### Raw data
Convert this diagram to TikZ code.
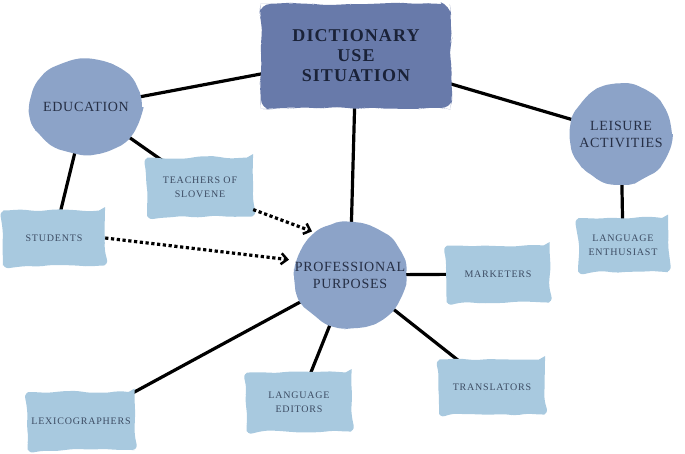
\documentclass[tikz,border=0pt]{standalone}
\usepackage{fontspec}
\setmainfont{Liberation Serif}
\usetikzlibrary{shapes.geometric,decorations.pathmorphing,arrows.meta}
\definecolor{dictc}{HTML}{687AAA}
\definecolor{blobc}{HTML}{8CA3C8}
\definecolor{boxc}{HTML}{A8C9DF}
\definecolor{darkt}{HTML}{1A2238}
\definecolor{blobt}{HTML}{262F45}
\definecolor{boxt}{HTML}{3D4C63}
\pgfdeclarelayer{bg}
\pgfsetlayers{bg,main}
\begin{document}
\begin{tikzpicture}[x=1pt,y=-1pt,
  wob/.style={decorate,decoration={random steps,segment length=10pt,amplitude=1.3pt},rounded corners=6pt},
  dictbox/.style={wob,rounded corners=10pt,fill=dictc,minimum width=190pt,minimum height=104pt,align=center,text=darkt,
    font=\fontsize{18}{20}\selectfont\bfseries\addfontfeatures{LetterSpace=6}},
  blob/.style={ellipse,wob,fill=blobc,inner sep=0pt},
  blobtext/.style={align=center,text=blobt,inner sep=0pt,
    font=\fontsize{14}{17}\selectfont\addfontfeatures{LetterSpace=5}},
  lbox/.style={wob,fill=boxc,align=center,text=boxt,inner sep=0pt,
    font=\fontsize{10}{14}\selectfont\addfontfeatures{LetterSpace=8}},
  conn/.style={line width=3.2pt,black},
  dotarrow/.style={line width=3.2pt,black,dash pattern=on 3.2pt off 2.6pt,
    -{Straight Barb[length=6pt,width=11pt,line width=2.5pt]}}
]
\useasboundingbox (0,0) rectangle (685,453);

\node[dictbox] (dict) at (356,56) {DICTIONARY\\USE\\SITUATION};
\node[blob,minimum width=112pt,minimum height=96pt] (edu) at (86,107) {};
\node[blobtext] (edut) at (edu.center) {EDUCATION};
\node[blob,minimum width=102pt,minimum height=100pt] (leis) at (621,134) {};
\node[blobtext] (leist) at (leis.center) {LEISURE\\ACTIVITIES};
\node[blob,minimum width=112pt,minimum height=106pt] (prof) at (350,275) {};
\node[blobtext] (proft) at (prof.center) {PROFESSIONAL\\PURPOSES};

\node[lbox,minimum width=106pt,minimum height=59pt] (teach) at (200,187) {TEACHERS OF\\SLOVENE};
\node[lbox,minimum width=102pt,minimum height=55pt] (stud) at (54,238) {STUDENTS};
\node[lbox,minimum width=103pt,minimum height=57pt] (mark) at (498,274) {MARKETERS};
\node[lbox,minimum width=90pt,minimum height=54pt] (enth) at (623,245) {LANGUAGE\\ENTHUSIAST};
\node[lbox,minimum width=107pt,minimum height=58pt] (lex) at (81,421) {LEXICOGRAPHERS};
\node[lbox,minimum width=105pt,minimum height=59pt] (edit) at (299,402) {LANGUAGE\\EDITORS};
\node[lbox,minimum width=106pt,minimum height=55pt] (trans) at (492,387) {TRANSLATORS};

\begin{pgfonlayer}{bg}
\draw[conn] (dict.center) -- (edu.center);
\draw[conn] (dict.center) -- (leis.center);
\draw[conn] (dict.center) -- (prof.center);
\draw[conn] (edu.center) -- (stud.center);
\draw[conn] (edu.center) -- (teach.center);
\draw[conn] (leis.center) -- (enth.center);
\draw[conn] (prof.center) -- (mark.center);
\draw[conn] (prof.center) -- (lex.center);
\draw[conn] (prof.center) -- (edit.center);
\draw[conn] (prof.center) -- (trans.center);
\end{pgfonlayer}

\draw[dotarrow,shorten >=4pt] (teach.-23) -- (prof.129);
\draw[dotarrow,shorten >=7pt] (stud.east) -- (prof.165);
\end{tikzpicture}
\end{document}
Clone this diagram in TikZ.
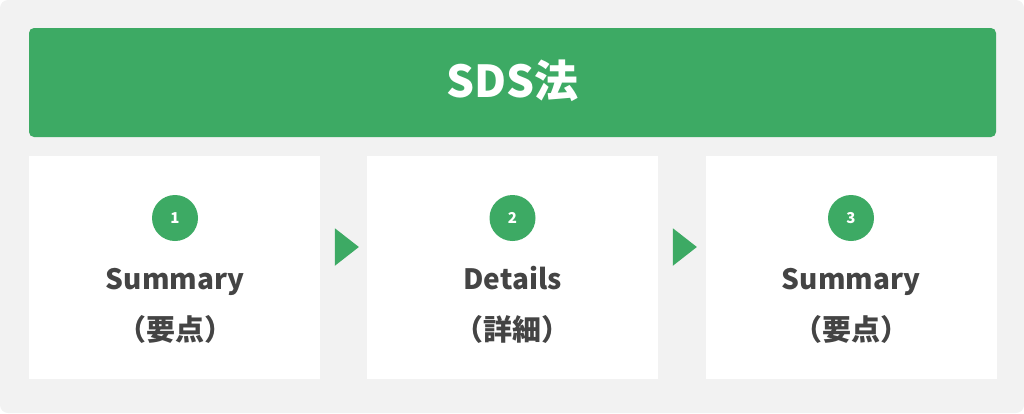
\documentclass[tikz,border=0pt]{standalone}
\usepackage{fontspec}
\setmainfont{Noto Sans CJK JP}
\usetikzlibrary{shapes.geometric}
\definecolor{sdsgreen}{HTML}{3DAA64}
\definecolor{sdsgray}{HTML}{F2F2F2}
\definecolor{sdstext}{HTML}{444444}
\tikzset{
	stepbox/.style = {fill = white, minimum width = 291, minimum height = 223, inner sep = 0},
	numdot/.style = {circle, fill = sdsgreen, minimum size = 46, inner sep = 0, text = white, font = \fontsize{15}{15}\selectfont\bfseries},
	label/.style = {text = sdstext, inner sep = 0},
	tri/.style = {isosceles triangle, isosceles triangle apex angle = 76, fill = sdsgreen, minimum height = 24, inner sep = 0}
}
\begin{document}
\begin{tikzpicture}[x = 1pt, y = -1pt]
	%	background
	\fill[sdsgray, rounded corners = 8] (0, 0) rectangle (1024, 413);
	\useasboundingbox (0, 0) rectangle (1024, 413);
	
	%	title
	\fill[sdsgreen, rounded corners = 5] (29, 28) rectangle (996, 137);
	\node[anchor = base, text = white, inner sep = 0, font = \fontsize{44}{44}\selectfont\bfseries] (title) at (512.5, 97) {SDS法};
	
	%	steps
	\node[stepbox] (b1) at (174.5, 267) {};
	\node[stepbox] (b2) at (512.5, 267) {};
	\node[stepbox] (b3) at (851, 267) {};
	
	\node[numdot] (n1) at (175, 218) {1};
	\node[numdot] (n2) at (512.5, 218) {2};
	\node[numdot] (n3) at (851, 218) {3};
	
	\node[label, anchor = base, font = \fontsize{28}{28}\selectfont\bfseries] (s1) at (175, 289) {Summary};
	\node[label, anchor = base, font = \fontsize{28}{28}\selectfont\bfseries] (s2) at (512.5, 289) {Details};
	\node[label, anchor = base, font = \fontsize{28}{28}\selectfont\bfseries] (s3) at (851, 289) {Summary};
	
	\node[label, font = \fontsize{29}{29}\selectfont\bfseries] (k1) at (175, 329) {（要点）};
	\node[label, font = \fontsize{29}{29}\selectfont\bfseries] (k2) at (512.5, 329) {（詳細）};
	\node[label, font = \fontsize{29}{29}\selectfont\bfseries] (k3) at (851, 329) {（要点）};
	
	%	arrows
	\node[tri] (t1) at (344, 247) {};
	\node[tri] (t2) at (682, 247) {};
\end{tikzpicture}
\end{document}
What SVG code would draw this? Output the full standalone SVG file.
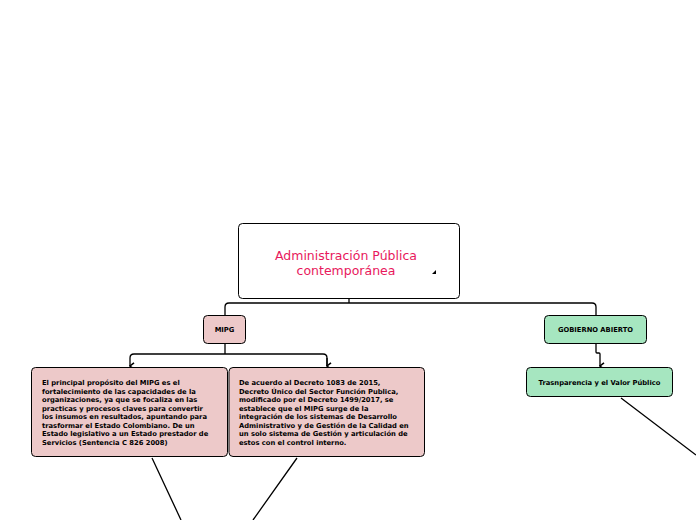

### Task instructions
Find each line with the string "diagram" and copy it out.

### Right answer
Convert this diagram to TikZ code.
Clone this diagram in TikZ.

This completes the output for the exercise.